Durant son instruction, ce dernier a transmis une liste détaillée de questions aux autorités algériennes et s’est rendu en Algérie, mais n’a pas cru bon d’auditionner personnellement des témoins. Et le Père A. Veilleux a constaté dans un de ses récents écrits (« État de l’enquête sur l’assassinat des moines de Tibhirine », 23 mars 2007) : « En lisant les centaines de pages que constituent ces dépositions, on en retire comme principal constat que désormais on a des preuves de ce qu’on savait. On savait depuis le début qu’on nous mentait. On en a maintenant des preuves. Ces preuves résident dans les contradictions que comportent ces dépositions. »

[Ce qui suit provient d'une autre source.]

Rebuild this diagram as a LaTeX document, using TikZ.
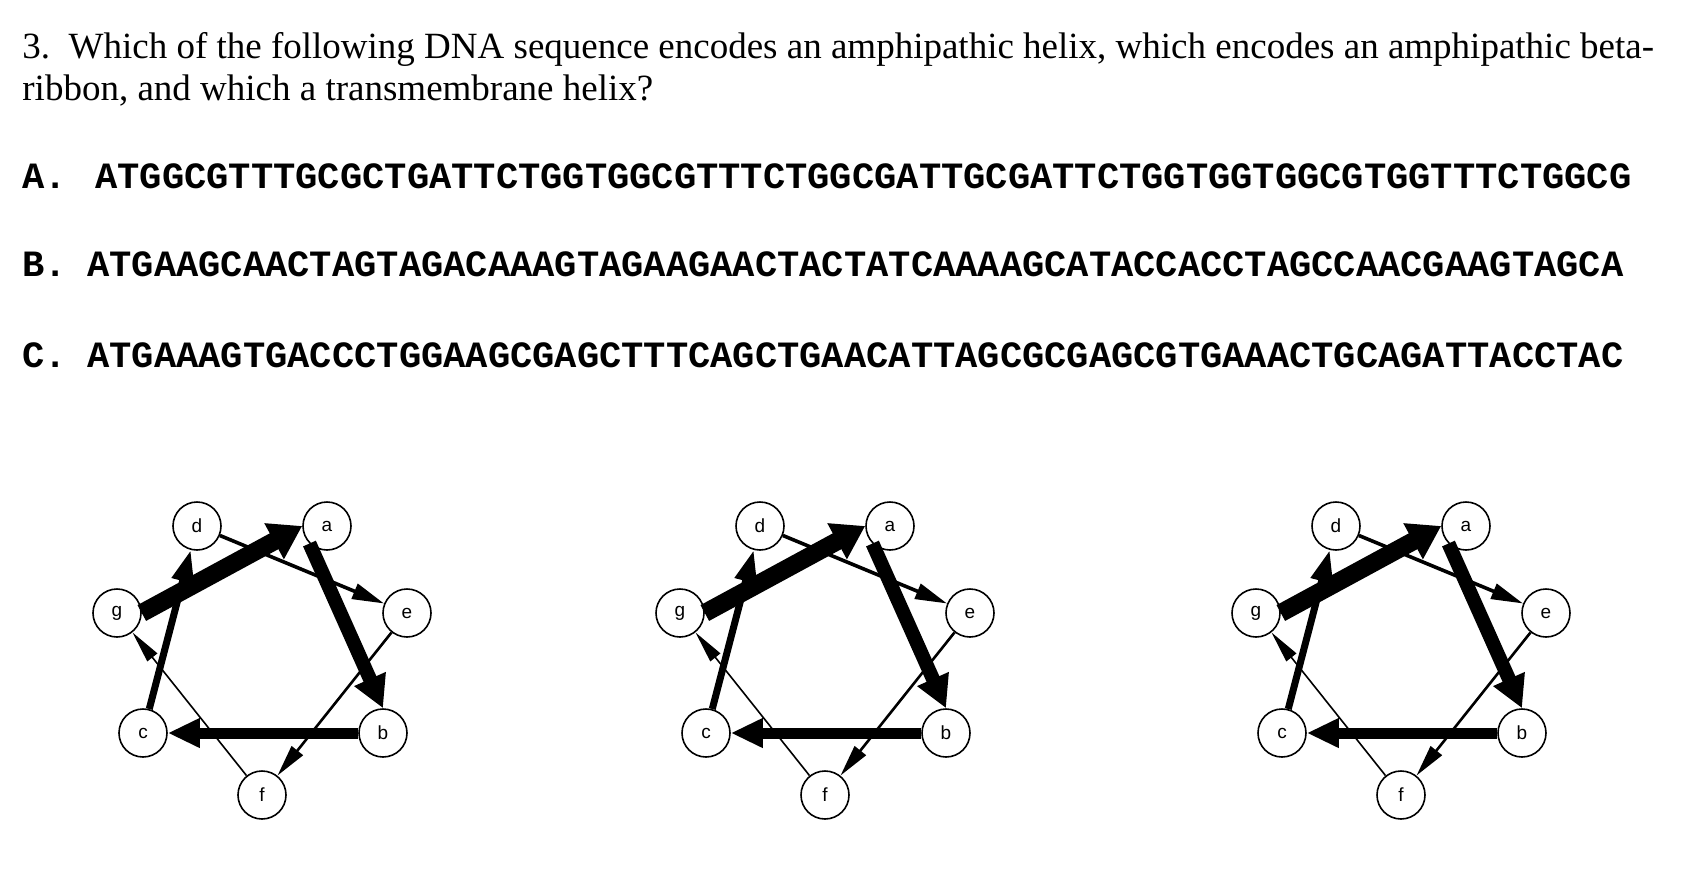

Mais si le juge Bruguière n’a pas le contrôle des dépositions opérées en Algérie, il aurait pu entendre Abdelkader Tigha qui se trouve depuis trois ans aux Pays-Bas. Or, non seulement il ne l’a pas rencontré mais plus grave encore, alors que l’ex-membre du DRS se trouve à Paris depuis la mi-février, il n’a pas été convoqué dans le cadre de l’enquête. Il est vrai que M. Bruguière a annoncé le 16 mars sa mise en disponibilité pour pouvoir se consacrer à la campagne électorale des législatives pour lesquelles il se présente au nom de l’UMP. Lors de l’une de ses convocations à la préfecture de police Paris, A. Tigha a été entendu par la DST, mais cette audition ne s’inscrivait pas dans le cadre de l’instruction dans l’affaire de l’enlèvement et l’assassinat des moines. À ce jour, non seulement le juge Bruguière n’a pas diligenté l’audition de A. Tigha qu’un bon exercice de la justice imposait absolument, mais il est emprisonné dans l’attente de son renvoi forcé vers les Pays-Bas. Ce pays qu’il avait dû fuir in extremis parce que son administration refusait d’appliquer la décision de la justice néerlandaise qui l'avait sommée par trois fois de reconsidérer son refus non motivé en droit d’accorder à A. Tigha le statut de réfugié politique, et avait décidé l’expulser du pays, au risque qu’il tombe aux mains des services algériens.

Algeria-Watch estime qu’il est très choquant que la justice de la République française continue obstinément de refuser d’entendre un témoin capital dans une affaire qui concerne l’assassinat de sept de ses ressortissants. De même qu’il est très choquant que les Pays-Bas se soient soumis jusqu’à présent aux pressions des autorités algériennes qui, depuis presque huit ans, ont multiplié ces pressions auprès des gouvernements des derniers pays d’accueil d’A. Tigha (Thaïlande, Jordanie, Pays-Bas, France aujourd’hui). Il est essentiel que les autorités françaises comme néerlandaises mettent tout en œuvre pour assurer à Abdelkader Tigha la protection nécessaire et lui permettent de faire état devant la justice des crimes dont il a été témoin.